CREATE VIEW Curated.SyncObject1
AS
SELECT DataSourceId, Column1, Column2, Column3, Column4, Column5
FROM DataSource1.SyncObject1
UNION ALL
SELECT DataSourceId, Column1, Column2, Column3, Column4, Column5
FROM DataSource2.SyncObject1
UNION ALL
SELECT DataSourceId, Column1, Column2, Column3, Column4, Column5
FROM DataSource3.SyncObject1
UNION ALL
SELECT DataSourceId, Column1, Column2, Column3, Column4, Column5
FROM DataSource4.SyncObject1
UNION ALL
SELECT DataSourceId, Column1, ...

In this example, data from various sources is unified into a single view. Each SELECT statement corresponds to a different data source, but by using UNION ALL, we amalgamate these diverse data streams into one coherent view. This approach not only simplifies the data landscape but also enables us to maintain a clear lineage of data from its original source to its final curated form. By the end of this phase, what we have is a harmonized, comprehensive dataset ready for higher-level analytics and insights.

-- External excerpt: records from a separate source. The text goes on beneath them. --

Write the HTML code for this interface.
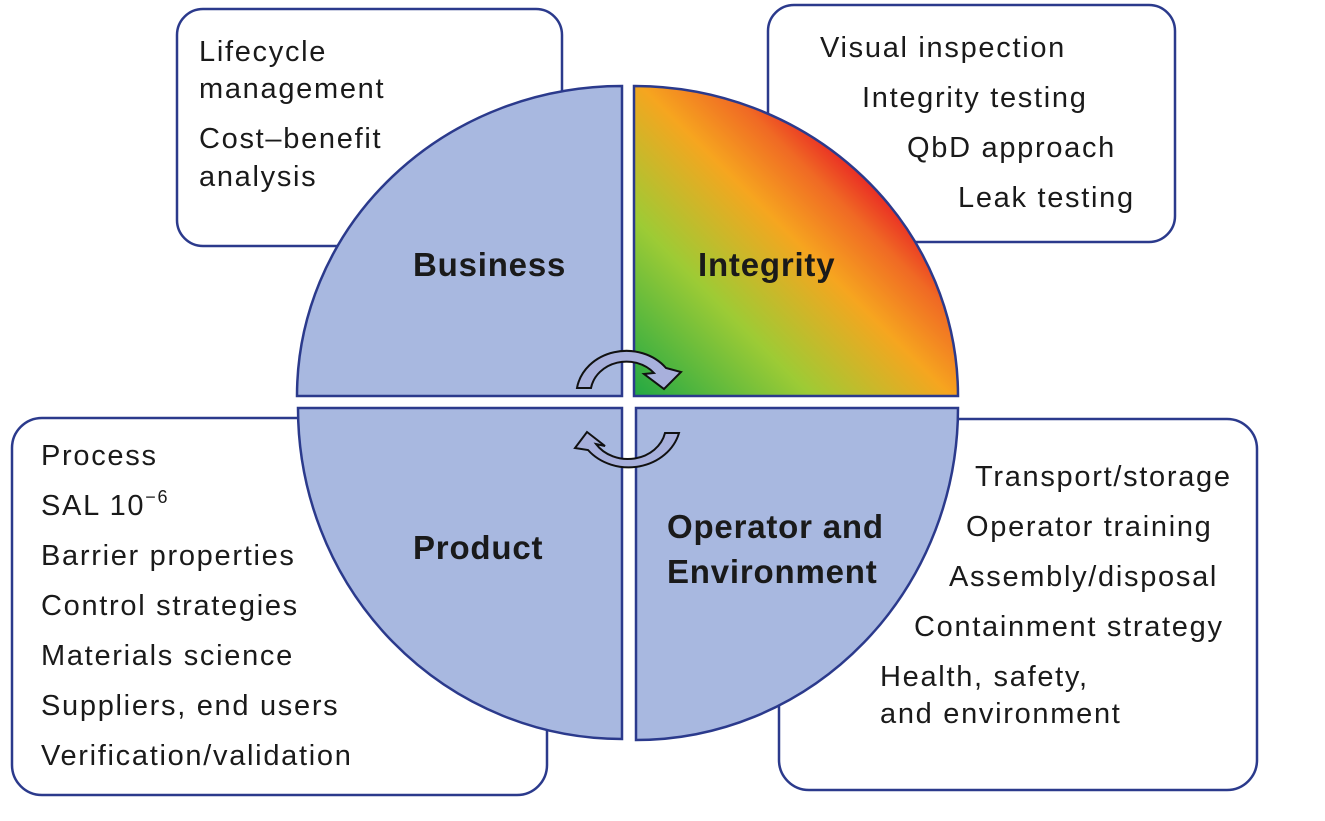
<!DOCTYPE html>
<html><head><meta charset="utf-8"><style>
html,body{margin:0;padding:0;background:#fff;}
svg{display:block;}
text{font-family:"Liberation Sans",sans-serif;fill:#1a1a1a;}
.t{font-size:29px;letter-spacing:1.7px;}
.b{font-size:33px;font-weight:bold;letter-spacing:0.8px;}
</style></head><body>
<svg width="1325" height="821" viewBox="0 0 1325 821" xmlns="http://www.w3.org/2000/svg">
<defs>
<linearGradient id="g" x1="634" y1="396" x2="951" y2="79" gradientUnits="userSpaceOnUse">
<stop offset="0" stop-color="#22a844"/>
<stop offset="0.28" stop-color="#9dcb35"/>
<stop offset="0.5" stop-color="#f6a51f"/>
<stop offset="0.63" stop-color="#f06a24"/>
<stop offset="0.73" stop-color="#e81d25"/>
<stop offset="1" stop-color="#e81d25"/>
</linearGradient>
</defs>
<g fill="#fff" stroke="#2b3a8c" stroke-width="2.5">
<rect x="177" y="9" width="385" height="237" rx="26"/>
<rect x="768" y="5" width="407" height="237" rx="26"/>
<rect x="12" y="418" width="535" height="377" rx="30"/>
<rect x="779" y="419" width="478" height="371" rx="30"/>
</g>
<g stroke="#2b3a8c" stroke-width="2.5">
<path d="M622 396 L297 396 A325 310 0 0 1 622 86 Z" fill="#a8b8e0"/>
<path d="M634 396 L634 86 A324 310 0 0 1 958 396 Z" fill="url(#g)"/>
<path d="M622 408 L298 408 A324 331 0 0 0 622 739 Z" fill="#a8b8e0"/>
<path d="M636 408 L958 408 A322 332 0 0 1 636 740 Z" fill="#a8b8e0"/>
</g>
<g fill="#a8b0dc" stroke="#111" stroke-width="2">
<path d="M577 388 A50 44 0 0 1 666 368 L681 372 L664 389 L644 374 L654 373 A36 32 0 0 0 591 388 Z"/>
<path d="M679 433 A52 46 0 0 1 588 450 L575 448 L587 432 L605 446 L596 444 A38 33 0 0 0 665 433 Z"/>
</g>
<text class="b" x="413" y="276">Business</text>
<text class="b" x="698" y="276">Integrity</text>
<text class="b" x="413" y="559">Product</text>
<text class="b" x="667" y="538">Operator and</text>
<text class="b" x="667" y="583">Environment</text>
<text class="t" x="199" y="61">Lifecycle</text>
<text class="t" x="199" y="98">management</text>
<text class="t" x="199" y="148">Cost–benefit</text>
<text class="t" x="199" y="186">analysis</text>
<text class="t" x="820" y="57">Visual inspection</text>
<text class="t" x="862" y="107">Integrity testing</text>
<text class="t" x="907" y="157">QbD approach</text>
<text class="t" x="958" y="207">Leak testing</text>
<text class="t" x="41" y="465">Process</text>
<text class="t" x="41" y="515">SAL 10<tspan font-size="18" dy="-12">−6</tspan></text>
<text class="t" x="41" y="565">Barrier properties</text>
<text class="t" x="41" y="615">Control strategies</text>
<text class="t" x="41" y="665">Materials science</text>
<text class="t" x="41" y="715">Suppliers, end users</text>
<text class="t" x="41" y="765">Verification/validation</text>
<text class="t" x="975" y="486">Transport/storage</text>
<text class="t" x="966" y="536">Operator training</text>
<text class="t" x="949" y="586">Assembly/disposal</text>
<text class="t" x="914" y="636">Containment strategy</text>
<text class="t" x="880" y="686">Health, safety,</text>
<text class="t" x="880" y="723">and environment</text>
</svg>
</body></html>
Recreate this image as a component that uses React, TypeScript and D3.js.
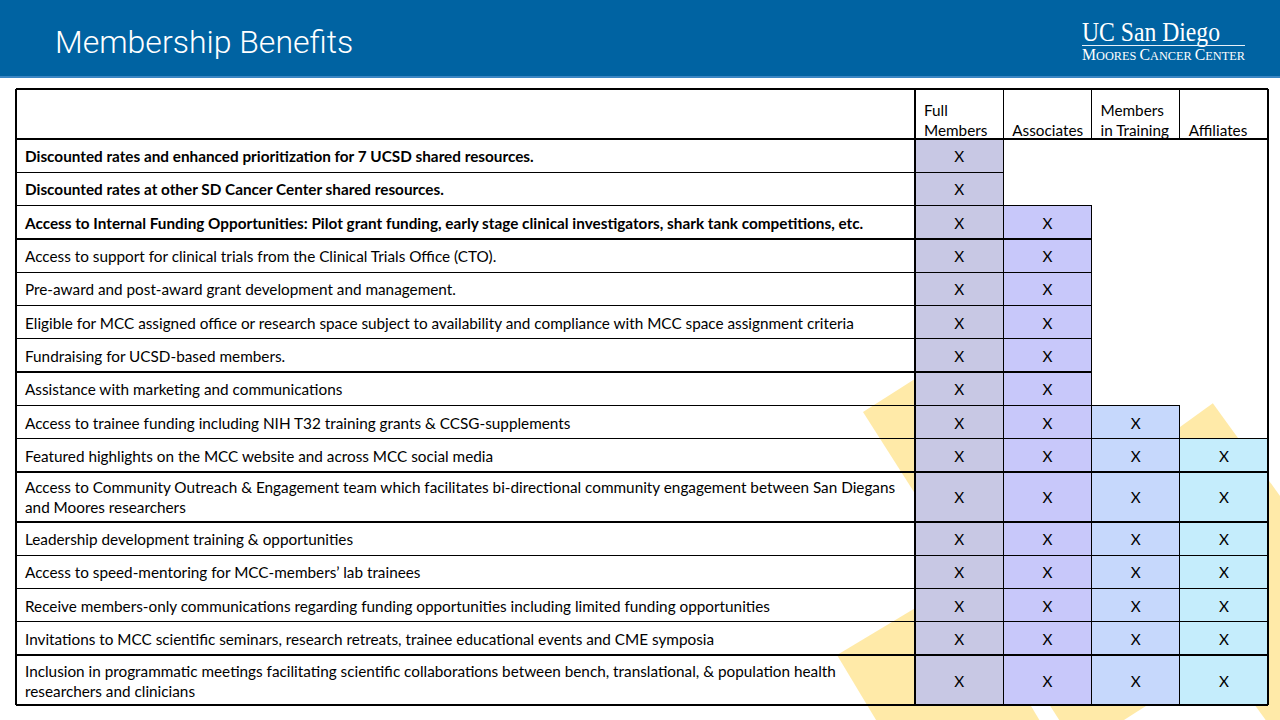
import React, { useEffect, useRef } from 'react';
import * as d3 from 'd3';

const WIDTH = 1280;
const HEIGHT = 720;

const titleText = 'Membership Benefits';
const logoMain = 'UC San Diego';
const logoSubParts = [['M', 'OORES '], ['C', 'ANCER '], ['C', 'ENTER']];

const tierLabels: string[][] = [['Full', 'Members'], ['Associates'], ['Members', 'in Training'], ['Affiliates']];
const tierFills = ['#C8C8E4', '#C8C8FA', '#C6D8FC', '#C5EDFC'];

const benefitLines: string[][] = [
  ['Discounted rates and enhanced prioritization for 7 UCSD shared resources.'],
  ['Discounted rates at other SD Cancer Center shared resources.'],
  ['Access to Internal Funding Opportunities: Pilot grant funding, early stage clinical investigators, shark tank competitions, etc.'],
  ['Access to support for clinical trials from the Clinical Trials Office (CTO).'],
  ['Pre-award and post-award grant development and management.'],
  ['Eligible for MCC assigned office or research space subject to availability and compliance with MCC space assignment criteria'],
  ['Fundraising for UCSD-based members.'],
  ['Assistance with marketing and communications'],
  ['Access to trainee funding including NIH T32 training grants & CCSG-supplements'],
  ['Featured highlights on the MCC website and across MCC social media'],
  ['Access to Community Outreach & Engagement team which facilitates bi-directional community engagement between San Diegans', 'and Moores researchers'],
  ['Leadership development training & opportunities'],
  ['Access to speed-mentoring for MCC-members\u2019 lab trainees'],
  ['Receive members-only communications regarding funding opportunities including limited funding opportunities'],
  ['Invitations to MCC scientific seminars, research retreats, trainee educational events and CME symposia'],
  ['Inclusion in programmatic meetings facilitating scientific collaborations between bench, translational, & population health', 'researchers and clinicians'],
];
const benefitBold = [true, true, true, false, false, false, false, false, false, false, false, false, false, false, false, false];
const tiersEligible = [1, 1, 2, 2, 2, 2, 2, 2, 3, 4, 4, 4, 4, 4, 4, 4];
const markLabel = 'X';

// decorative background stripes: corner, angle of first side (deg), side lengths
const stripes = [
  { x: 863, y: 412, angle: -32.5, len: 155, depth: 400 },
  { x: 837, y: 655, angle: -31, len: 140, depth: 200 },
  { x: 1097, y: 487, angle: -35.9, len: 143, depth: 500 },
];

export default function App() {
  const ref = useRef<SVGSVGElement | null>(null);

  useEffect(() => {
    const svg = d3.select(ref.current!);
    svg.selectAll('*').remove();

    const bodyFont = 'Lato';
    const bodySize = 15.3;

    svg.append('rect').attr('width', WIDTH).attr('height', HEIGHT).attr('fill', '#FFFFFF');

    // stripes
    const gStripes = svg.append('g');
    stripes.forEach((s) => {
      const a = (s.angle * Math.PI) / 180;
      const b = a + Math.PI / 2;
      const p = d3.path();
      p.moveTo(s.x, s.y);
      p.lineTo(s.x + s.len * Math.cos(a), s.y + s.len * Math.sin(a));
      p.lineTo(s.x + s.len * Math.cos(a) + s.depth * Math.cos(b), s.y + s.len * Math.sin(a) + s.depth * Math.sin(b));
      p.lineTo(s.x + s.depth * Math.cos(b), s.y + s.depth * Math.sin(b));
      p.closePath();
      gStripes.append('path').attr('d', p.toString()).attr('fill', '#FFEAA8');
    });

    // header bar
    svg.append('rect').attr('x', 0).attr('y', 0).attr('width', WIDTH).attr('height', 77).attr('fill', '#0063A2');
    svg.append('rect').attr('x', 0).attr('y', 76).attr('width', WIDTH).attr('height', 2).attr('fill', '#3A86C4');
    svg.append('text').attr('x', 55).attr('y', 53).attr('fill', '#FFFFFF')
      .attr('font-family', 'Roboto').attr('font-weight', 300).attr('font-size', 32).text(titleText);

    // logo
    svg.append('text').attr('x', 1082).attr('y', 41).attr('fill', '#FFFFFF')
      .attr('font-family', 'Liberation Serif').attr('font-size', 27)
      .attr('textLength', 138).attr('lengthAdjust', 'spacingAndGlyphs').text(logoMain);
    svg.append('line').attr('x1', 1082).attr('x2', 1245).attr('y1', 45.5).attr('y2', 45.5)
      .attr('stroke', '#E8F0F8').attr('stroke-width', 1);
    const sub = svg.append('text').attr('x', 1082).attr('y', 60).attr('fill', '#FFFFFF')
      .attr('font-family', 'Liberation Serif').attr('textLength', 163).attr('lengthAdjust', 'spacingAndGlyphs');
    logoSubParts.forEach(([big, small]) => {
      sub.append('tspan').attr('font-size', 16).text(big);
      sub.append('tspan').attr('font-size', 12.5).text(small);
    });

    // table geometry
    const tableLeft = 16, textRight = 915, tableRight = 1268;
    const tableTop = 89, headTop = 139, tableBottom = 705;
    const x = d3.scaleBand<number>().domain(d3.range(tierLabels.length)).range([textRight, tableRight]);
    const bw = x.bandwidth();
    const units = benefitLines.map((l) => (l.length > 1 ? 1.5 : 1));
    const cum = [0, ...Array.from(d3.cumsum(units))];
    const y = d3.scaleLinear().domain([0, d3.sum(units)]).range([headTop, tableBottom]);

    // fills
    const gFill = svg.append('g');
    benefitLines.forEach((_, r) => {
      for (let c = 0; c < tiersEligible[r]; c++) {
        gFill.append('rect').attr('x', x(c)!).attr('y', y(cum[r]))
          .attr('width', bw).attr('height', y(cum[r + 1]) - y(cum[r])).attr('fill', tierFills[c]);
      }
    });

    // lines
    const gLines = svg.append('g').attr('stroke', '#000').attr('stroke-width', 1.3).attr('shape-rendering', 'crispEdges');
    const hl = (x1: number, x2: number, yy: number) => gLines.append('line').attr('x1', x1).attr('x2', x2).attr('y1', yy).attr('y2', yy);
    const vl = (xx: number, y1: number, y2: number) => gLines.append('line').attr('x1', xx).attr('x2', xx).attr('y1', y1).attr('y2', y2);
    hl(tableLeft, tableRight, tableTop);
    hl(tableLeft, tableRight, headTop);
    hl(tableLeft, tableRight, tableBottom);
    vl(tableLeft, tableTop, tableBottom);
    vl(tableRight, tableTop, tableBottom);
    vl(textRight, tableTop, tableBottom);
    tierLabels.forEach((_, c) => vl(x(c)! + bw, tableTop, headTop));
    benefitLines.forEach((_, r) => {
      if (r < benefitLines.length - 1) {
        const n = Math.max(tiersEligible[r], tiersEligible[r + 1]);
        hl(tableLeft, textRight + n * bw, y(cum[r + 1]));
      }
      for (let c = 0; c < tiersEligible[r]; c++) vl(x(c)! + bw, y(cum[r]), y(cum[r + 1]));
    });

    // header labels
    const gText = svg.append('g').attr('font-family', bodyFont).attr('font-size', bodySize).attr('fill', '#000');
    tierLabels.forEach((lines, c) => {
      lines.forEach((t, i) => {
        gText.append('text').attr('x', x(c)! + 9).attr('y', 135.5 - (lines.length - 1 - i) * 20).text(t);
      });
    });

    // rows
    benefitLines.forEach((lines, r) => {
      const mid = (y(cum[r]) + y(cum[r + 1])) / 2 + 1.2;
      lines.forEach((t, i) => {
        gText.append('text').attr('x', 25).attr('y', mid - (lines.length - 1) * 10 + i * 20 + 5.3)
          .attr('font-weight', benefitBold[r] ? 700 : 400).text(t);
      });
      for (let c = 0; c < tiersEligible[r]; c++) {
        gText.append('text').attr('x', x(c)! + bw / 2).attr('y', mid + 5.3).attr('text-anchor', 'middle').text(markLabel);
      }
    });
  }, []);

  return (
    <svg ref={ref} width={WIDTH} height={HEIGHT} style={{ position: 'absolute', left: 0, top: 0 }} />
  );
}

This curated data becomes the foundation for a unified view of the data, driving efficiency and effectiveness across the organization.

The Result

Transitioning to Databricks for these key phases has brought about significant improvements, especially in terms of maintenance and cost-effectiveness. By employing Premium Job Clusters and utilizing spot instances, our extract pipeline now consistently completes within approximately 15 minutes. The cost for a full extract of all objects is remarkably economical, ranging between $2.50 and $3.50. This rate even drops further for smaller extracts. While there’s potential for further cost reduction, this current expenditure strikes an optimal balance with our performance requirements. As a result, our annual total extract cost is now anticipated to be under $5,000. Moreover, the scalability of this solution allows for easy integration of new sources or objects without a corresponding linear increase in costs. This efficiency translates into substantial savings for our customers, cutting over $100,000 annually.